Transcribe the material verbatim in full; the pictures do not belong in the copy.

■ Supplied information:
........

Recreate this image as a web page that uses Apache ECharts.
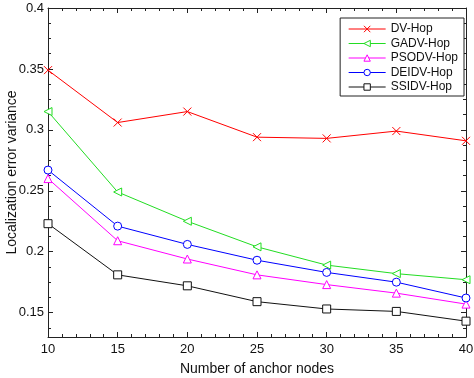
<!DOCTYPE html>
<html>
<head>
<meta charset="utf-8">
<script src="https://cdn.jsdelivr.net/npm/echarts@6/dist/echarts.min.js"></script>
<style>html,body{margin:0;padding:0;background:#fff}#c{width:474px;height:378px}</style>
</head>
<body>
<div id="c"></div>
<script>
var anchors = [10, 15, 20, 25, 30, 35, 40];
var dvHop   = [0.349, 0.306, 0.315, 0.294, 0.293, 0.299, 0.291];
var gadvHop = [0.315, 0.249, 0.225, 0.204, 0.189, 0.182, 0.177];
var psodvHop= [0.260, 0.209, 0.194, 0.181, 0.173, 0.166, 0.157];
var deidvHop= [0.267, 0.221, 0.206, 0.193, 0.183, 0.175, 0.162];
var ssidvHop= [0.223, 0.181, 0.172, 0.159, 0.153, 0.151, 0.143];
var yTicks = [0.15, 0.2, 0.25, 0.3, 0.35, 0.4];
var yMin = 0.13, yMax = 0.4;

var yMinor = [];
for (var k = -1; k < (yTicks.length - 1) * 4; k++) {
  if (k % 4 === 0) continue;
  var v = +(yTicks[0] + k * 0.0125).toFixed(4);
  if (v >= yMin && v <= yMax) yMinor.push(v);
}
function pairs(arr){ return anchors.map(function(a,i){return [a, arr[i]];}); }

var font = 'Liberation Sans, Arial, sans-serif';
var chart = echarts.init(document.getElementById('c'));
function yAx(pos, custom, len, showLine, showLabel, name) {
  return {
    type: 'value', position: pos, min: yMin, max: yMax,
    axisLine: {show: showLine, lineStyle: {color: '#222', width: 1}},
    axisTick: {show: true, inside: true, length: len, customValues: custom, lineStyle: {color: '#222'}},
    axisLabel: {show: showLabel, customValues: yTicks, color: '#111', fontSize: 13, fontFamily: font, margin: 4,
      formatter: function(v){ return String(+v.toFixed(2)); }},
    splitLine: {show: false},
    name: name || '', nameLocation: 'middle', nameGap: 29, nameMoveOverlap: false,
    nameTextStyle: {fontSize: 14, color: '#111', fontFamily: font}
  };
}
function xAx(pos, showLabel, name) {
  return {
    type: 'value', position: pos, min: 10, max: 40, interval: 5,
    axisLine: {show: true, lineStyle: {color: '#222', width: 1}},
    axisTick: {show: true, inside: true, length: 5, lineStyle: {color: '#222'}},
    minorTick: {show: true, splitNumber: 5, length: 3, lineStyle: {color: '#222'}},
    axisLabel: {show: showLabel, color: '#111', fontSize: 13, fontFamily: font, margin: 6},
    splitLine: {show: false}, minorSplitLine: {show: false},
    name: name || '', nameLocation: 'middle', nameGap: 25, nameMoveOverlap: false,
    nameTextStyle: {fontSize: 14, color: '#111', fontFamily: font}
  };
}
function ser(name, data, color, symbol, rot) {
  return {
    name: name, type: 'line', xAxisIndex: 0, yAxisIndex: 0, data: pairs(data),
    symbol: symbol, symbolSize: 8, symbolRotate: rot || 0,
    lineStyle: {color: color, width: 1},
    itemStyle: {color: '#fff', borderColor: color, borderWidth: 1},
    emphasis: {disabled: true}
  };
}
chart.setOption({
  animation: false,
  backgroundColor: '#fff',
  grid: {left: 48, right: 8, top: 8, bottom: 41, containLabel: false, outerBoundsMode: 'none'},
  xAxis: [xAx('bottom', true, 'Number of anchor nodes'), xAx('top', false)],
  yAxis: [
    yAx('left', yTicks, 5, true, true, 'Localization error variance'),
    yAx('left', yMinor, 3, false, false),
    yAx('right', yTicks, 5, true, false),
    yAx('right', yMinor, 3, false, false)
  ],
  legend: {
    orient: 'vertical', right: 10, top: 18,
    backgroundColor: '#fff', borderColor: '#222', borderWidth: 1, borderRadius: 0,
    padding: [5, 6, 3, 8], itemGap: 2.5, itemWidth: 37, itemHeight: 8,
    itemStyle: {borderWidth: 1}, lineStyle: {width: 1},
    textStyle: {fontSize: 12, color: '#111', fontFamily: font}
  },
  series: [
    ser('DV-Hop', dvHop, '#ff0000', 'path://M0,0L10,10M10,0L0,10'),
    ser('GADV-Hop', gadvHop, '#22dd22', 'triangle', 90),
    ser('PSODV-Hop', psodvHop, '#ff00ff', 'triangle'),
    ser('DEIDV-Hop', deidvHop, '#0000ff', 'circle'),
    ser('SSIDV-Hop', ssidvHop, '#111111', 'rect')
  ]
});
</script>
</body>
</html>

........

■ Answer to the problem:
Recreate this image as a web page that uses Apache ECharts.
<!DOCTYPE html>
<html>
<head>
<meta charset="utf-8">
<script src="https://cdn.jsdelivr.net/npm/echarts@6/dist/echarts.min.js"></script>
<style>html,body{margin:0;padding:0;background:#fff}#c{width:474px;height:378px}</style>
</head>
<body>
<div id="c"></div>
<script>
var anchors = [10, 15, 20, 25, 30, 35, 40];
var dvHop   = [0.349, 0.306, 0.315, 0.294, 0.293, 0.299, 0.291];
var gadvHop = [0.315, 0.249, 0.225, 0.204, 0.189, 0.182, 0.177];
var psodvHop= [0.260, 0.209, 0.194, 0.181, 0.173, 0.166, 0.157];
var deidvHop= [0.267, 0.221, 0.206, 0.193, 0.183, 0.175, 0.162];
var ssidvHop= [0.223, 0.181, 0.172, 0.159, 0.153, 0.151, 0.143];
var yTicks = [0.15, 0.2, 0.25, 0.3, 0.35, 0.4];
var yMin = 0.13, yMax = 0.4;

var yMinor = [];
for (var k = -1; k < (yTicks.length - 1) * 4; k++) {
  if (k % 4 === 0) continue;
  var v = +(yTicks[0] + k * 0.0125).toFixed(4);
  if (v >= yMin && v <= yMax) yMinor.push(v);
}
function pairs(arr){ return anchors.map(function(a,i){return [a, arr[i]];}); }

var font = 'Liberation Sans, Arial, sans-serif';
var chart = echarts.init(document.getElementById('c'));
function yAx(pos, custom, len, showLine, showLabel, name) {
  return {
    type: 'value', position: pos, min: yMin, max: yMax,
    axisLine: {show: showLine, lineStyle: {color: '#222', width: 1}},
    axisTick: {show: true, inside: true, length: len, customValues: custom, lineStyle: {color: '#222'}},
    axisLabel: {show: showLabel, customValues: yTicks, color: '#111', fontSize: 13, fontFamily: font, margin: 4,
      formatter: function(v){ return String(+v.toFixed(2)); }},
    splitLine: {show: false},
    name: name || '', nameLocation: 'middle', nameGap: 29, nameMoveOverlap: false,
    nameTextStyle: {fontSize: 14, color: '#111', fontFamily: font}
  };
}
function xAx(pos, showLabel, name) {
  return {
    type: 'value', position: pos, min: 10, max: 40, interval: 5,
    axisLine: {show: true, lineStyle: {color: '#222', width: 1}},
    axisTick: {show: true, inside: true, length: 5, lineStyle: {color: '#222'}},
    minorTick: {show: true, splitNumber: 5, length: 3, lineStyle: {color: '#222'}},
    axisLabel: {show: showLabel, color: '#111', fontSize: 13, fontFamily: font, margin: 6},
    splitLine: {show: false}, minorSplitLine: {show: false},
    name: name || '', nameLocation: 'middle', nameGap: 25, nameMoveOverlap: false,
    nameTextStyle: {fontSize: 14, color: '#111', fontFamily: font}
  };
}
function ser(name, data, color, symbol, rot) {
  return {
    name: name, type: 'line', xAxisIndex: 0, yAxisIndex: 0, data: pairs(data),
    symbol: symbol, symbolSize: 8, symbolRotate: rot || 0,
    lineStyle: {color: color, width: 1},
    itemStyle: {color: '#fff', borderColor: color, borderWidth: 1},
    emphasis: {disabled: true}
  };
}
chart.setOption({
  animation: false,
  backgroundColor: '#fff',
  grid: {left: 48, right: 8, top: 8, bottom: 41, containLabel: false, outerBoundsMode: 'none'},
  xAxis: [xAx('bottom', true, 'Number of anchor nodes'), xAx('top', false)],
  yAxis: [
    yAx('left', yTicks, 5, true, true, 'Localization error variance'),
    yAx('left', yMinor, 3, false, false),
    yAx('right', yTicks, 5, true, false),
    yAx('right', yMinor, 3, false, false)
  ],
  legend: {
    orient: 'vertical', right: 10, top: 18,
    backgroundColor: '#fff', borderColor: '#222', borderWidth: 1, borderRadius: 0,
    padding: [5, 6, 3, 8], itemGap: 2.5, itemWidth: 37, itemHeight: 8,
    itemStyle: {borderWidth: 1}, lineStyle: {width: 1},
    textStyle: {fontSize: 12, color: '#111', fontFamily: font}
  },
  series: [
    ser('DV-Hop', dvHop, '#ff0000', 'path://M0,0L10,10M10,0L0,10'),
    ser('GADV-Hop', gadvHop, '#22dd22', 'triangle', 90),
    ser('PSODV-Hop', psodvHop, '#ff00ff', 'triangle'),
    ser('DEIDV-Hop', deidvHop, '#0000ff', 'circle'),
    ser('SSIDV-Hop', ssidvHop, '#111111', 'rect')
  ]
});
</script>
</body>
</html>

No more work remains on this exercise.